Thanks for the reply. I'm still a bit unsettled by this. I think my main hang-up is that this relationship between the lengths was obtained by assuming the rod was oriented perpendicular to the velocity of frame $O'$ relative to frame $O$. I can see how the argument holds for any other direction in a plane that is perpendicular to the rod, but what about when the relative velocity is not perpendicular to the rod? I guess the generalization to that case is what is confusing me. I don't see how it follows from the argument in the textbook.

 

[andrewkirk]

Schutz requires that the orientation of the rod is chosen to be perpendicular to the direction of $\mathbf v$. If that were not the case, the ratio would depend on direction. At the extreme, if the rod is aligned with the direction of motion, the ratio will be the usual factor $\sqrt{1-(v/c)^2}$.
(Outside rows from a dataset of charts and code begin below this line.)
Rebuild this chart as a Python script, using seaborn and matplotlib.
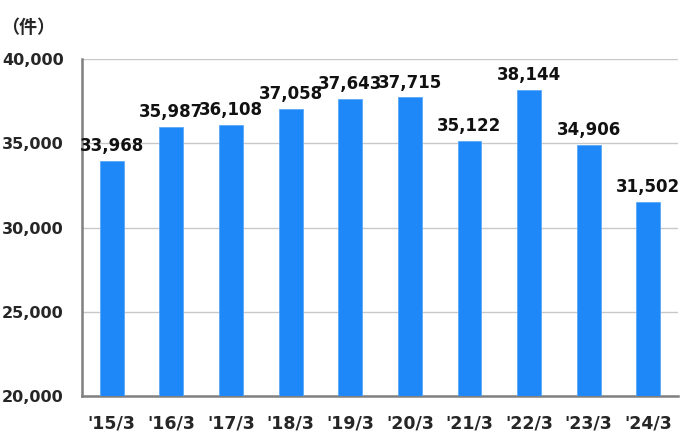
import seaborn as sns
import pandas as pd
import matplotlib.pyplot as plt
from matplotlib.ticker import FixedLocator, FuncFormatter

# data
periods = ["'15/3", "'16/3", "'17/3", "'18/3", "'19/3", "'20/3", "'21/3", "'22/3", "'23/3", "'24/3"]
counts = [33968, 35987, 36108, 37058, 37643, 37715, 35122, 38144, 34906, 31502]
y_ticks = [20000, 25000, 30000, 35000, 40000]

df = pd.DataFrame({"period": periods, "count": counts})

sns.set_style("white")
plt.rcParams["font.family"] = ["DejaVu Sans", "Noto Sans CJK JP"]

fig = plt.figure(figsize=(6.8, 4.37), dpi=100)
ax = fig.add_axes([0.1206, 0.0938, 0.8765, 0.7712])

sns.barplot(data=df, x="period", y="count", color="#1e88f8", width=0.4,
            saturation=1, edgecolor="#5aa8f8", linewidth=0.6, ax=ax, zorder=3)

ax.set_ylim(20000, 40000)
ax.set_xlim(-0.5, len(periods) - 0.5)
ax.set_yticks(y_ticks)
ax.yaxis.set_major_formatter(FuncFormatter(lambda v, p: f"{int(v):,}"))
ax.grid(axis="y", color="#c8c8c8", linewidth=1, zorder=0)
ax.set_axisbelow(True)

# value labels
for i, v in enumerate(counts):
    ax.text(i, v + 350, f"{v:,}", ha="center", va="bottom",
            fontsize=12, fontweight="bold", color="#111111")

# axes styling
for side in ["top", "right"]:
    ax.spines[side].set_visible(False)
for side in ["left", "bottom"]:
    ax.spines[side].set_color("#808080")
    ax.spines[side].set_linewidth(1.8)

ax.tick_params(axis="y", length=0, pad=13, labelsize=11.5)
ax.tick_params(axis="x", which="major", length=0, pad=13, labelsize=12.5)
ax.xaxis.set_minor_locator(FixedLocator([i + 0.5 for i in range(len(periods) - 1)]))
ax.tick_params(axis="x", which="minor", direction="in", length=4, width=1.2, color="#808080")
for lbl in ax.get_xticklabels() + ax.get_yticklabels():
    lbl.set_fontweight("bold")
ax.set_xlabel("")
ax.set_ylabel("")

fig.text(0.041, 0.938, "（件）", ha="center", va="center", fontsize=13,
         fontweight="bold", family=["Noto Sans CJK JP", "DejaVu Sans"])

fig.savefig("out.png", dpi=100)
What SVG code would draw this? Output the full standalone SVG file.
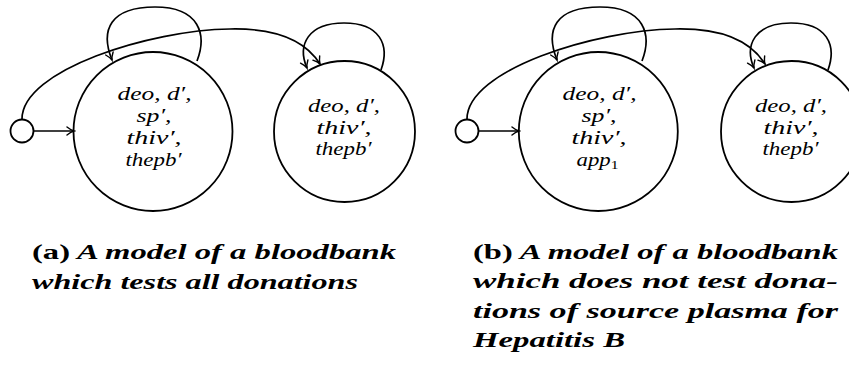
<svg xmlns="http://www.w3.org/2000/svg" width="849" height="365" viewBox="0 0 849 365">
<style>
.st{fill:#fff;stroke:#000;stroke-width:1.8}
.ed{fill:none;stroke:#000;stroke-width:1.7}
.m{font-family:"Liberation Serif","Times New Roman",serif;font-style:italic;font-size:19px;fill:#000;text-anchor:middle}
.cap{font-family:"Liberation Serif","Times New Roman",serif;font-weight:bold;font-style:italic;font-size:21px;fill:#000}
.up{font-style:normal}
</style>
<defs>
<marker id="arr" viewBox="-10 -6 12 12" refX="0" refY="0" markerWidth="12" markerHeight="12" orient="auto" markerUnits="userSpaceOnUse">
<path d="M-7,-4 Q-3,-0.8 0,0 Q-3,0.8 -7,4" fill="none" stroke="#000" stroke-width="1.4" stroke-linecap="round"/>
</marker>
</defs>
<g id="connectors">
<path class="ed" d="M33.5,131 L74,131" marker-end="url(#arr)"/>
<path class="ed" d="M197,61 C207,35 200,7 155,7 C110,7 100,30 112,60" marker-end="url(#arr)"/>
<path class="ed" d="M22,119 C22,70 150,30 230,29 C275,28 305,40 320,64" marker-end="url(#arr)"/>
<path class="ed" d="M381,70 C390,45 380,23 344,23 C308,23 297,45 307,68" marker-end="url(#arr)"/>
<path class="ed" d="M478.5,131 L519,131" marker-end="url(#arr)"/>
<path class="ed" d="M642,61 C652,35 645,7 600,7 C555,7 545,30 557,60" marker-end="url(#arr)"/>
<path class="ed" d="M467,119 C467,70 595,30 675,29 C720,28 750,40 765,64" marker-end="url(#arr)"/>
<path class="ed" d="M828,70 C837,45 827,23 791,23 C755,23 744,45 754,68" marker-end="url(#arr)"/>
</g>
<g id="a-init"><circle class="st" cx="22" cy="131" r="11.5"/></g>
<g id="a-s1">
<circle class="st" cx="153" cy="131.5" r="79.5" style="fill:none"/>
<text class="m" x="154.5" y="100" textLength="74" lengthAdjust="spacingAndGlyphs">deo, d′,</text>
<text class="m" x="154" y="122" textLength="35" lengthAdjust="spacingAndGlyphs">sp′,</text>
<text class="m" x="154" y="144" textLength="55" lengthAdjust="spacingAndGlyphs">thiv′,</text>
<text class="m" x="153.5" y="166" textLength="56" lengthAdjust="spacingAndGlyphs">thepb′</text>
</g>
<g id="a-s2">
<circle class="st" cx="344.5" cy="131.5" r="70.5" style="fill:none"/>
<text class="m" x="344" y="112" textLength="72" lengthAdjust="spacingAndGlyphs">deo, d′,</text>
<text class="m" x="344" y="133.5" textLength="55" lengthAdjust="spacingAndGlyphs">thiv′,</text>
<text class="m" x="343.5" y="155" textLength="56" lengthAdjust="spacingAndGlyphs">thepb′</text>
</g>
<g id="b-init"><circle class="st" cx="467" cy="131" r="11.5"/></g>
<g id="b-s1">
<circle class="st" cx="598.3" cy="131.5" r="79.5" style="fill:none"/>
<text class="m" x="599.5" y="100" textLength="74" lengthAdjust="spacingAndGlyphs">deo, d′,</text>
<text class="m" x="599" y="122" textLength="35" lengthAdjust="spacingAndGlyphs">sp′,</text>
<text class="m" x="599" y="144" textLength="55" lengthAdjust="spacingAndGlyphs">thiv′,</text>
<text class="m" x="597.5" y="166" textLength="42" lengthAdjust="spacingAndGlyphs">app<tspan class="up" font-size="13" dy="3">1</tspan></text>
</g>
<g id="b-s2">
<circle class="st" cx="791.5" cy="131.5" r="70.5" style="fill:none"/>
<text class="m" x="791" y="112" textLength="72" lengthAdjust="spacingAndGlyphs">deo, d′,</text>
<text class="m" x="791" y="133.5" textLength="55" lengthAdjust="spacingAndGlyphs">thiv′,</text>
<text class="m" x="790.5" y="155" textLength="56" lengthAdjust="spacingAndGlyphs">thepb′</text>
</g>
<g id="captions">
<text class="cap" x="32" y="259" textLength="364" lengthAdjust="spacingAndGlyphs"><tspan class="up">(a)</tspan> A model of a bloodbank</text>
<text class="cap" x="32" y="289" textLength="326" lengthAdjust="spacingAndGlyphs">which tests all donations</text>
<text class="cap" x="473" y="258.5" textLength="365" lengthAdjust="spacingAndGlyphs"><tspan class="up">(b)</tspan> A model of a bloodbank</text>
<text class="cap" x="473" y="288" textLength="365" lengthAdjust="spacingAndGlyphs">which does not test dona-</text>
<text class="cap" x="473" y="317.5" textLength="365" lengthAdjust="spacingAndGlyphs">tions of source plasma for</text>
<text class="cap" x="473" y="347" textLength="152" lengthAdjust="spacingAndGlyphs">Hepatitis B</text>
</g>
</svg>
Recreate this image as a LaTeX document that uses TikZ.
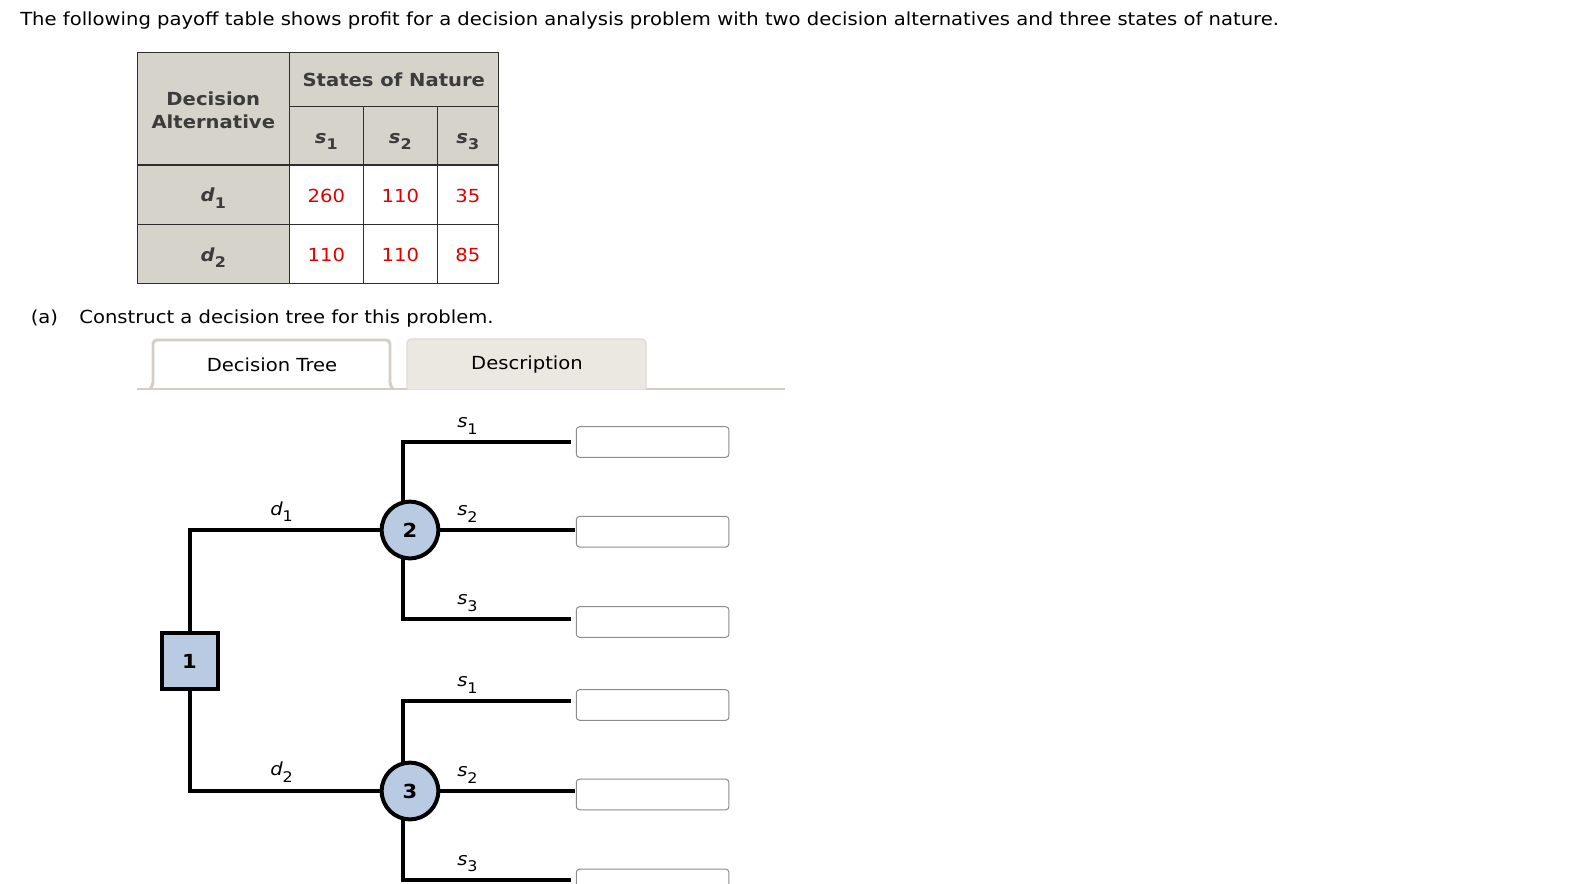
\documentclass[tikz,border=0pt]{standalone}
\usepackage{fontspec}
\setmainfont{DejaVu Sans}[FakeStretch=1.088]
\usetikzlibrary{backgrounds,calc}
\definecolor{hdrfill}{HTML}{D6D3CB}
\definecolor{hdrtext}{HTML}{3C3C3C}
\definecolor{gridc}{HTML}{2E2E2E}
\definecolor{valred}{HTML}{E00000}
\definecolor{tabline}{HTML}{D3CFC7}
\definecolor{tabfill}{HTML}{EBE8E2}
\definecolor{tabedge}{HTML}{DEDAD3}
\definecolor{nodefill}{HTML}{B9CAE3}
\definecolor{boxedge}{HTML}{8C8C8C}
\newcommand{\tsub}[3]{#1\raisebox{-5pt}{\fontsize{#3}{#3}\selectfont\upshape #2}}
\begin{document}
\begin{tikzpicture}[x=0.75pt,y=-0.75pt,
  txt/.style={inner sep=0pt,anchor=base},
  hdr/.style={txt,font=\fontsize{13.5}{16}\selectfont\bfseries,text=hdrtext},
  val/.style={txt,font=\fontsize{13.5}{16}\selectfont,text=valred},
  body/.style={txt,anchor=base west,font=\fontsize{13.5}{16}\selectfont},
  tabtxt/.style={txt,font=\fontsize{13.5}{16}\selectfont},
  branch/.style={line width=3pt,line join=miter},
  dnode/.style={draw,line width=3pt,fill=nodefill,minimum size=42pt,inner sep=0pt,font=\fontsize{14.5}{16}\selectfont\bfseries},
  cnode/.style={circle,draw,line width=3pt,fill=nodefill,minimum size=42.5pt,inner sep=0pt,font=\fontsize{14.5}{16}\selectfont\bfseries},
  ansbox/.style={draw=boxedge,line width=0.75pt,rounded corners=2.5pt,fill=white,minimum width=114.5pt,minimum height=23pt,inner sep=0pt},
  lbl/.style={txt,anchor=base west,font=\fontsize{13.5}{15}\selectfont\itshape}]
\useasboundingbox (0,0) rectangle (1592,883);
\clip (0,0) rectangle (1592,883);

% title
\node[body] (title) at (20,25.5) {The following payoff table shows profit for a decision analysis problem with two decision alternatives and three states of nature.};

% table
\fill[hdrfill] (137.3,52.3) rectangle (289.3,283.3);
\fill[hdrfill] (289.3,52.3) rectangle (498.3,165);
\draw[gridc,line width=1pt] (289.3,52.3) -- (289.3,283.3);
\draw[gridc,line width=1pt] (363.3,106.3) -- (363.3,283.3);
\draw[gridc,line width=1pt] (437.3,106.3) -- (437.3,283.3);
\draw[gridc,line width=1pt] (289.3,106.3) -- (498.3,106.3);
\draw[gridc,line width=1pt] (137.3,165) -- (498.3,165);
\draw[gridc,line width=1pt] (137.3,224.3) -- (498.3,224.3);
\draw[gridc,line width=1.2pt] (137.3,52.3) rectangle (498.3,283.3);

\node[hdr] (hda) at (213.3,105) {Decision};
\node[hdr] (hdb) at (213.3,128.3) {Alternative};
\node[hdr] (hsn) at (393.8,86.7) {States of Nature};
\node[hdr] (hs1) at (326.3,143.3) {\tsub{\textit{s}}{1}{11}};
\node[hdr] (hs2) at (400.3,143.3) {\tsub{\textit{s}}{2}{11}};
\node[hdr] (hs3) at (467.8,143.3) {\tsub{\textit{s}}{3}{11}};
\node[hdr] (hd1) at (213.3,201.7) {\tsub{\textit{d}}{1}{11}};
\node[hdr] (hd2) at (213.3,261) {\tsub{\textit{d}}{2}{11}};
\node[val] (v11) at (326.3,202.3) {260};
\node[val] (v12) at (400.3,202.3) {110};
\node[val] (v13) at (467.8,202.3) {35};
\node[val] (v21) at (326.3,261) {110};
\node[val] (v22) at (400.3,261) {110};
\node[val] (v23) at (467.8,261) {85};

% part (a)
\node[body] (parta) at (30.5,323) {(a)\hspace{16pt}Construct a decision tree for this problem.};

% tabs
\draw[tabline,line width=2.2pt] (137,389) -- (785,389);
\filldraw[fill=tabfill,draw=tabedge,line width=0.8pt,rounded corners=3pt] (407,389.5) -- (407,339) -- (646,339) -- (646,389.5);
\fill[white] (153,340) rectangle (390,388);
\draw[tabline,line width=2.2pt,rounded corners=3pt] (150,389) -- (153,386) -- (153,340) -- (390,340) -- (390,386) -- (393,389);
\node[tabtxt] (tab1) at (272,371) {Decision Tree};
\node[tabtxt] (tab2) at (527,369) {Description};

% tree nodes
\node[dnode] (n1) at (189.5,661) {1};
\node[cnode] (n2) at (410,530) {2};
\node[cnode] (n3) at (410,791) {3};

\node[ansbox] (b21) at (652.6,442) {};
\node[ansbox] (b22) at (652.6,531.7) {};
\node[ansbox] (b23) at (652.6,622) {};
\node[ansbox] (b31) at (652.6,705) {};
\node[ansbox] (b32) at (652.6,794.5) {};
\node[ansbox] (b33) at (652.6,884.4) {};

\coordinate (v2) at (403,530);
\coordinate (v3) at (403,791);
\coordinate (e21) at (570.6,442);
\coordinate (e22) at (574.6,530);
\coordinate (e23) at (570.6,619);
\coordinate (e31) at (570.6,701);
\coordinate (e32) at (574.6,791);
\coordinate (e33) at (570.6,879.5);

\begin{scope}[on background layer]
\draw[branch] (n2.center) -| (n1.center);
\draw[branch] (n3.center) -| (n1.center);
\draw[branch] (e21) -| (v2) |- (e23);
\draw[branch] (n2.center) -- (e22);
\draw[branch] (e31) -| (v3) |- (e33);
\draw[branch] (n3.center) -- (e32);
\end{scope}

% labels
\node[lbl] (ld1) at (270,515) {\tsub{d}{1}{11}};
\node[lbl] (ld2) at (270,775.5) {\tsub{d}{2}{11}};
\node[lbl] (l21) at (457,427.5) {\tsub{s}{1}{11}};
\node[lbl] (l22) at (457,515.5) {\tsub{s}{2}{11}};
\node[lbl] (l23) at (457,604.5) {\tsub{s}{3}{11}};
\node[lbl] (l31) at (457,686.5) {\tsub{s}{1}{11}};
\node[lbl] (l32) at (457,776.5) {\tsub{s}{2}{11}};
\node[lbl] (l33) at (457,865) {\tsub{s}{3}{11}};
\end{tikzpicture}
\end{document}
The order of development is: we are given two inertial frames with a relative velocity of $\mathbf v$ and we define $\phi(\mathbf v)=-M_{00}$ in Schutz's notation. We want to work out what the function $\phi$ is. To do that, we consider a rod oriented perpendicular to $\mathbf v$, that is stationary in one of the frames, and do some calculations about the ratio of its lengths in the two frames.

 

[msbell1]

Ok, another follow up question. So I now know that the length of a rod as measured by inertial observers doesn't depend on the direction of $\textbf{v}$ as long as $\textbf{v}$ is perpendicular to the rod. If the purpose of the proof is to show in general that the spacetime interval between two events is invariant as measured in all inertial frames, how does that result follow from the special case of measuring the length of a rod when $\textbf{v}$ is perpendicular to the rod? (I'm ok with the second part of the proof where Shutz shows that $\phi\left(v\right)=1$, but the jump in the first part of the proof from considering a special case in which $\textbf{v}$ is perpendicular to a rod, to the more general case of any spacetime interval is still confusing to me.) Thanks.